-- Begin RECORDED DATA --
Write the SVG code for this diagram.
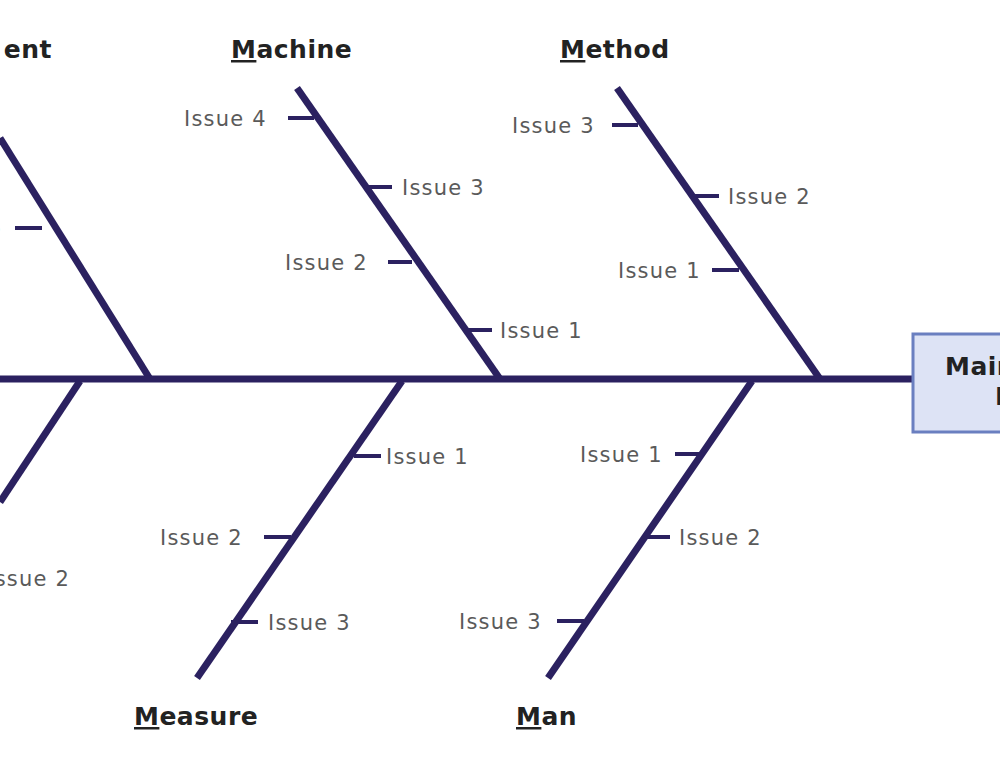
<svg xmlns="http://www.w3.org/2000/svg" width="1000" height="766" viewBox="0 0 1000 766">
<style>
.b{stroke:#2b2160;stroke-width:7;fill:none;stroke-linecap:butt}
.t{stroke:#2b2160;stroke-width:4}
.i{font-family:"DejaVu Sans","Liberation Sans",sans-serif;font-size:21px;fill:#5a5a5a;letter-spacing:1.2px}
.c{font-family:"DejaVu Sans","Liberation Sans",sans-serif;font-size:25px;font-weight:bold;fill:#222;letter-spacing:0.5px}
</style>
<rect width="1000" height="766" fill="#fff"/>
<g id="connectors">
<line class="b" x1="0" y1="138" x2="150" y2="379"/>
<line class="b" x1="0" y1="379" x2="915" y2="379"/>
<line class="b" x1="80" y1="381" x2="0" y2="502"/>
<line class="b" x1="297" y1="88" x2="500" y2="379"/>
<line class="b" x1="617" y1="88" x2="820" y2="379"/>
<line class="b" x1="402" y1="381" x2="197" y2="678"/>
<line class="b" x1="752" y1="381" x2="548" y2="678"/>
<line class="t" x1="15" y1="228" x2="42" y2="228"/>
<line class="t" x1="288" y1="118" x2="314" y2="118"/>
<line class="t" x1="364" y1="187" x2="392" y2="187"/>
<line class="t" x1="388" y1="262" x2="412" y2="262"/>
<line class="t" x1="465" y1="330" x2="492" y2="330"/>
<line class="t" x1="612" y1="125" x2="638" y2="125"/>
<line class="t" x1="694" y1="196" x2="719" y2="196"/>
<line class="t" x1="712" y1="270" x2="739" y2="270"/>
<line class="t" x1="354" y1="456" x2="381" y2="456"/>
<line class="t" x1="264" y1="537" x2="291" y2="537"/>
<line class="t" x1="231" y1="622" x2="258" y2="622"/>
<line class="t" x1="675" y1="454" x2="701" y2="454"/>
<line class="t" x1="644" y1="537" x2="670" y2="537"/>
<line class="t" x1="557" y1="621" x2="584" y2="621"/>
</g>
<g id="problem">
<rect x="913" y="334" width="100" height="98" fill="#dde3f5" stroke="#6a7fc0" stroke-width="3"/>
<text class="c" x="945" y="375" style="font-weight:600">Main</text>
<text class="c" x="995" y="405" style="font-weight:600">Problem</text>
</g>
<g id="environment"><text class="c" x="52" y="58" text-anchor="end">ent</text>
<text class="i" x="2" y="236" text-anchor="end">Issue</text>
<text class="i" x="70" y="586" text-anchor="end">ssue 2</text></g>
<g id="machine"><text class="c" x="231" y="58"><tspan text-decoration="underline">M</tspan>achine</text>
<text class="i" x="184" y="126">Issue 4</text>
<text class="i" x="402" y="195">Issue 3</text>
<text class="i" x="285" y="270">Issue 2</text>
<text class="i" x="500" y="338">Issue 1</text></g>
<g id="method"><text class="c" x="560" y="58"><tspan text-decoration="underline">M</tspan>ethod</text>
<text class="i" x="512" y="133">Issue 3</text>
<text class="i" x="728" y="204">Issue 2</text>
<text class="i" x="618" y="278">Issue 1</text></g>
<g id="measure"><text class="c" x="134" y="725"><tspan text-decoration="underline">M</tspan>easure</text>
<text class="i" x="386" y="464">Issue 1</text>
<text class="i" x="160" y="545">Issue 2</text>
<text class="i" x="268" y="630">Issue 3</text></g>
<g id="man"><text class="c" x="516" y="725"><tspan text-decoration="underline">M</tspan>an</text>
<text class="i" x="580" y="462">Issue 1</text>
<text class="i" x="679" y="545">Issue 2</text>
<text class="i" x="459" y="629">Issue 3</text></g>
</svg>
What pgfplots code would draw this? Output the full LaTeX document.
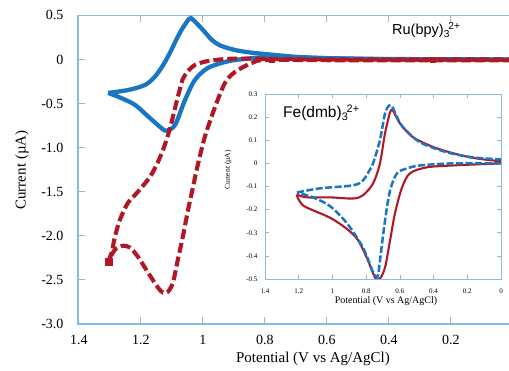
-- End RECORDED DATA --
**THE EXERCISE**. Repeat the data exactly, without the pictures.

**COMPLETE ANSWER**.
Write the SVG code for this diagram.
<svg xmlns="http://www.w3.org/2000/svg" width="1000" height="766" viewBox="0 0 1000 766">
<style>
.b{stroke:#2b2160;stroke-width:7;fill:none;stroke-linecap:butt}
.t{stroke:#2b2160;stroke-width:4}
.i{font-family:"DejaVu Sans","Liberation Sans",sans-serif;font-size:21px;fill:#5a5a5a;letter-spacing:1.2px}
.c{font-family:"DejaVu Sans","Liberation Sans",sans-serif;font-size:25px;font-weight:bold;fill:#222;letter-spacing:0.5px}
</style>
<rect width="1000" height="766" fill="#fff"/>
<g id="connectors">
<line class="b" x1="0" y1="138" x2="150" y2="379"/>
<line class="b" x1="0" y1="379" x2="915" y2="379"/>
<line class="b" x1="80" y1="381" x2="0" y2="502"/>
<line class="b" x1="297" y1="88" x2="500" y2="379"/>
<line class="b" x1="617" y1="88" x2="820" y2="379"/>
<line class="b" x1="402" y1="381" x2="197" y2="678"/>
<line class="b" x1="752" y1="381" x2="548" y2="678"/>
<line class="t" x1="15" y1="228" x2="42" y2="228"/>
<line class="t" x1="288" y1="118" x2="314" y2="118"/>
<line class="t" x1="364" y1="187" x2="392" y2="187"/>
<line class="t" x1="388" y1="262" x2="412" y2="262"/>
<line class="t" x1="465" y1="330" x2="492" y2="330"/>
<line class="t" x1="612" y1="125" x2="638" y2="125"/>
<line class="t" x1="694" y1="196" x2="719" y2="196"/>
<line class="t" x1="712" y1="270" x2="739" y2="270"/>
<line class="t" x1="354" y1="456" x2="381" y2="456"/>
<line class="t" x1="264" y1="537" x2="291" y2="537"/>
<line class="t" x1="231" y1="622" x2="258" y2="622"/>
<line class="t" x1="675" y1="454" x2="701" y2="454"/>
<line class="t" x1="644" y1="537" x2="670" y2="537"/>
<line class="t" x1="557" y1="621" x2="584" y2="621"/>
</g>
<g id="problem">
<rect x="913" y="334" width="100" height="98" fill="#dde3f5" stroke="#6a7fc0" stroke-width="3"/>
<text class="c" x="945" y="375" style="font-weight:600">Main</text>
<text class="c" x="995" y="405" style="font-weight:600">Problem</text>
</g>
<g id="environment"><text class="c" x="52" y="58" text-anchor="end">ent</text>
<text class="i" x="2" y="236" text-anchor="end">Issue</text>
<text class="i" x="70" y="586" text-anchor="end">ssue 2</text></g>
<g id="machine"><text class="c" x="231" y="58"><tspan text-decoration="underline">M</tspan>achine</text>
<text class="i" x="184" y="126">Issue 4</text>
<text class="i" x="402" y="195">Issue 3</text>
<text class="i" x="285" y="270">Issue 2</text>
<text class="i" x="500" y="338">Issue 1</text></g>
<g id="method"><text class="c" x="560" y="58"><tspan text-decoration="underline">M</tspan>ethod</text>
<text class="i" x="512" y="133">Issue 3</text>
<text class="i" x="728" y="204">Issue 2</text>
<text class="i" x="618" y="278">Issue 1</text></g>
<g id="measure"><text class="c" x="134" y="725"><tspan text-decoration="underline">M</tspan>easure</text>
<text class="i" x="386" y="464">Issue 1</text>
<text class="i" x="160" y="545">Issue 2</text>
<text class="i" x="268" y="630">Issue 3</text></g>
<g id="man"><text class="c" x="516" y="725"><tspan text-decoration="underline">M</tspan>an</text>
<text class="i" x="580" y="462">Issue 1</text>
<text class="i" x="679" y="545">Issue 2</text>
<text class="i" x="459" y="629">Issue 3</text></g>
</svg>
What pgfplots code would draw this? Output the full LaTeX document.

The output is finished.